The house is part of the trust. This means the home is the legally owned property of the trust.
Yes which begs the question of what exactly her real intentions were.
She has stated that she knew Bob, depending on which MSM article you believe 1 - 2 years prior to their engagement in January of 1950.
This would mean that she was 12 or 13 when they met and 14 years old when they supposedly became engaged. This as well puts Bob into his 20's.
All this information can be found in the MSM links which have been previously provided.
Really?
Yet on thread after thread it is repeatedly stated how inaccurate reporting on cases has been. I guess the majority of us that have seen the MSM issues must all be wrong.
Under California law, Fontelle has a legitimate expectation of privacy in that home, has a legal right to be there, and can give her consent. Her consent would be enough, in a court of law, to support the inclusion of any evidence found as a result of her consent alone, in my professional opinion.

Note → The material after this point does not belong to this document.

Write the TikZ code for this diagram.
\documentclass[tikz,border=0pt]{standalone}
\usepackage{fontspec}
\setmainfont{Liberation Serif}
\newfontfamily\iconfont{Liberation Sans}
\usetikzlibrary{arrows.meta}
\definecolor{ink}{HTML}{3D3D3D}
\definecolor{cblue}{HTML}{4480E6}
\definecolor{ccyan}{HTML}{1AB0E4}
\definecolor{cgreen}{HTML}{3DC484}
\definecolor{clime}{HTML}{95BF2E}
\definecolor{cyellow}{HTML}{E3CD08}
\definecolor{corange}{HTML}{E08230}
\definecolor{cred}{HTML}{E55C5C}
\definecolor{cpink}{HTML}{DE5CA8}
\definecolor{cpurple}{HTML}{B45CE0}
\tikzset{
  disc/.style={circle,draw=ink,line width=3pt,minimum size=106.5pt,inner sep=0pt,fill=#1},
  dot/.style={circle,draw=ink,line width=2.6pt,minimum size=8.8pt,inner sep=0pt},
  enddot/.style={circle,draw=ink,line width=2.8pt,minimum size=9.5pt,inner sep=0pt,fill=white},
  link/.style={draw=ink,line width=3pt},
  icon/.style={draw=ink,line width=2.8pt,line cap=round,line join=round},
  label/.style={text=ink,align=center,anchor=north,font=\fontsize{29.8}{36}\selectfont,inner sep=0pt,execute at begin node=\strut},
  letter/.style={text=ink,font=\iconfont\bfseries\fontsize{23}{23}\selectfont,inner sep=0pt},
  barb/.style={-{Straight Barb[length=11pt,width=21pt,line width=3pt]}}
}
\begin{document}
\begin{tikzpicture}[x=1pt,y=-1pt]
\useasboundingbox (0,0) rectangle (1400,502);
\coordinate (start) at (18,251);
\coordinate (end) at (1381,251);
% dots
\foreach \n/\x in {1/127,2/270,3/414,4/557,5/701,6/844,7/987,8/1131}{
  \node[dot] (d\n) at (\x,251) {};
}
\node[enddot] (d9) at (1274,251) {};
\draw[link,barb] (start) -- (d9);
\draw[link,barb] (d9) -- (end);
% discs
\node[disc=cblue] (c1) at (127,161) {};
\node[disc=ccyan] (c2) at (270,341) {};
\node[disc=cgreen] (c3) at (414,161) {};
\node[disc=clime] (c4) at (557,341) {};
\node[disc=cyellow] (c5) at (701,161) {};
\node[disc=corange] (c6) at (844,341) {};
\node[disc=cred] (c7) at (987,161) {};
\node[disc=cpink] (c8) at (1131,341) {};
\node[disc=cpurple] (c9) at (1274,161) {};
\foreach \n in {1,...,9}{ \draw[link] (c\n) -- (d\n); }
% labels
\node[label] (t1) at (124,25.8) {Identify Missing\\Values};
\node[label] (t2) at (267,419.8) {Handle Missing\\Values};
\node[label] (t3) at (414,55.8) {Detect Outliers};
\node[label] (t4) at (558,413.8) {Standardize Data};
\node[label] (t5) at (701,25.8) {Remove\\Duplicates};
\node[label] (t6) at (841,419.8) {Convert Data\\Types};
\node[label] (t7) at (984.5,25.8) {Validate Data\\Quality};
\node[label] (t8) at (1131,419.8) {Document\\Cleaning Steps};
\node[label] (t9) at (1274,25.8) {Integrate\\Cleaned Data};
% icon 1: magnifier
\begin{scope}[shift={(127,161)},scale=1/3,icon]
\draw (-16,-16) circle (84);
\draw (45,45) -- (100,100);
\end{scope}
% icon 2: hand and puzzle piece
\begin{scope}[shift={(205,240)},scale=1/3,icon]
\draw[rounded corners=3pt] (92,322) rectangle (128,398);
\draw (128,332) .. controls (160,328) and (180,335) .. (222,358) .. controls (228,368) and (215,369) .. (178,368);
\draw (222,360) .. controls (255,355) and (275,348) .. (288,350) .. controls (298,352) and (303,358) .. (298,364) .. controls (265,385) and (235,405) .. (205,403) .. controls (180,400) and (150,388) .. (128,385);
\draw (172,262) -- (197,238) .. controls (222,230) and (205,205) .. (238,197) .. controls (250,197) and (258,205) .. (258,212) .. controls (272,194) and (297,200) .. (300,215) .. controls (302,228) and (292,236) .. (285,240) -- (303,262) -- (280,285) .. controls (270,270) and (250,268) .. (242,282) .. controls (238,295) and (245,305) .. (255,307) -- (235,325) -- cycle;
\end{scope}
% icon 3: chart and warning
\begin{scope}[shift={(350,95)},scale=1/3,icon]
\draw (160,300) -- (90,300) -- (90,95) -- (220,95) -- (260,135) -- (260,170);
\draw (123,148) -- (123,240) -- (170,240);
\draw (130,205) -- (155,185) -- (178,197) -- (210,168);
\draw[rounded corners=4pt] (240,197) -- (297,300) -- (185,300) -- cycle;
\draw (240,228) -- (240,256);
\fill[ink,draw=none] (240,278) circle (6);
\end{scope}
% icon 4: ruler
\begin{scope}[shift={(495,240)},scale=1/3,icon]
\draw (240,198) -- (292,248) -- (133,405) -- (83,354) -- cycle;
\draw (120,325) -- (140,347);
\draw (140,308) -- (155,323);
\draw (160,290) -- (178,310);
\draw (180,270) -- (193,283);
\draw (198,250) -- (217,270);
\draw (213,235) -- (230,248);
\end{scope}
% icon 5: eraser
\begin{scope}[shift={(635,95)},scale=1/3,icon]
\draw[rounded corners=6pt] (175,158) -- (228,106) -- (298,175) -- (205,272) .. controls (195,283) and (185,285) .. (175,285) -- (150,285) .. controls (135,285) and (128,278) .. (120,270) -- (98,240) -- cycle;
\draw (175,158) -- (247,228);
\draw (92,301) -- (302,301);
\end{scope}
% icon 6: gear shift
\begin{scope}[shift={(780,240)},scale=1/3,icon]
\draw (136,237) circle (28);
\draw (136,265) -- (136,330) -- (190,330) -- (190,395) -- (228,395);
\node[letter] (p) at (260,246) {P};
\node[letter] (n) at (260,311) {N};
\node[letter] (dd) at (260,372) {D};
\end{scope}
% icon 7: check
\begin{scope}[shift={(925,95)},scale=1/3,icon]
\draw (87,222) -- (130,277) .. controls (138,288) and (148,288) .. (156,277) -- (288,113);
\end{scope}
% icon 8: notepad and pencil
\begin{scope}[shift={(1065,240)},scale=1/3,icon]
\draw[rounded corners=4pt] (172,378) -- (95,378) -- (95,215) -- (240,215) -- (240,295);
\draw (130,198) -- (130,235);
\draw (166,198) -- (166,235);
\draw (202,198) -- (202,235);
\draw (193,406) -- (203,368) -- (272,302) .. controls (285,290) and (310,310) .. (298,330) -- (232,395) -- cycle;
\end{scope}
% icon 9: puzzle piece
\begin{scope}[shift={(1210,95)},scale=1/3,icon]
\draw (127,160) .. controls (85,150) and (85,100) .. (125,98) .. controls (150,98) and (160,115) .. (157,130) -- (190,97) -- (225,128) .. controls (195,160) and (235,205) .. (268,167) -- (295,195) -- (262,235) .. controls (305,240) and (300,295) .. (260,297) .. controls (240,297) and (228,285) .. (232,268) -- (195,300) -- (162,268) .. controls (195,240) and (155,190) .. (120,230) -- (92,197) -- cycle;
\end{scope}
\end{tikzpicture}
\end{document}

I have no doubt, however, that as soon as LE realized the home was likely a crime scene, they obtained a warrant. So it is likely that by the time Fontelle got there, her consent was no longer necessary.
Please note that, IIRC, it was the beneficiaries of the trust who gave LE access to the home, initially. Fontelle was not there yet when Mr. Harrod went missing.
Ted Kaczynski's brother did the right thing by reporting his concerns to LE.
So did the mother of Austin Siggs.
A mother and a brother, we know it could not have been easy for either of them.
Who will do the right thing by Bob in this case?
David Kaczynski bought himself and his family a world of hurting when he identified his brother as a possible source of the manifesto. Even knowing what happened, he maintains he did the right thing. He was (and is) caught in a very bad place between his brother and his brother's victims. David Kaczynski has done all he can to make amends for his brother's victims.
David and Ted had drifted apart over the years due to Ted's mental illness but it still hurt terribly to turn his brother in. Before the manifesto was published, it seemed like the distance between them was Ted's choice and there was always the hope that Ted would someday choose to welcome the occasional overtures David and his mother made. Turning Ted meant that there was no hope for a reconciliation.
To most people, knowing Ted only as the Unabomber, that may not seem like much of a loss. But to someone who knew him when he was a small boy, grew up in awe of his older brother's abilities and then saw him spiral into the darkness of mental illness, it has been a terrible ongoing loss.
I strongly suspect that what ended Bob's life was fear, the fear of poverty. And I feel so sad for those who were so afraid of losing their source of income that they allowed it to drive them to taking such a terrible action or to turning their head away from that action.
Sadly, it is impossible to develop courage from imagining it. It seems to me that humans have to actually go through the experiences that frighten them in order to develop courage.
I still think JuM's comment on the interview you posted says it all, Cubby.
'We're thinking Noon? One?'
That's the day after her father disappeared, when her husband had returned to her house the evening before, having been the last person to see him. And she only thinks? If she's just repeating what her husband told her, wouldn't you think she'd have asked him to think a little harder? Tried to work out an exact time with him, find any clues in Bob's behaviour or what he might have said, done?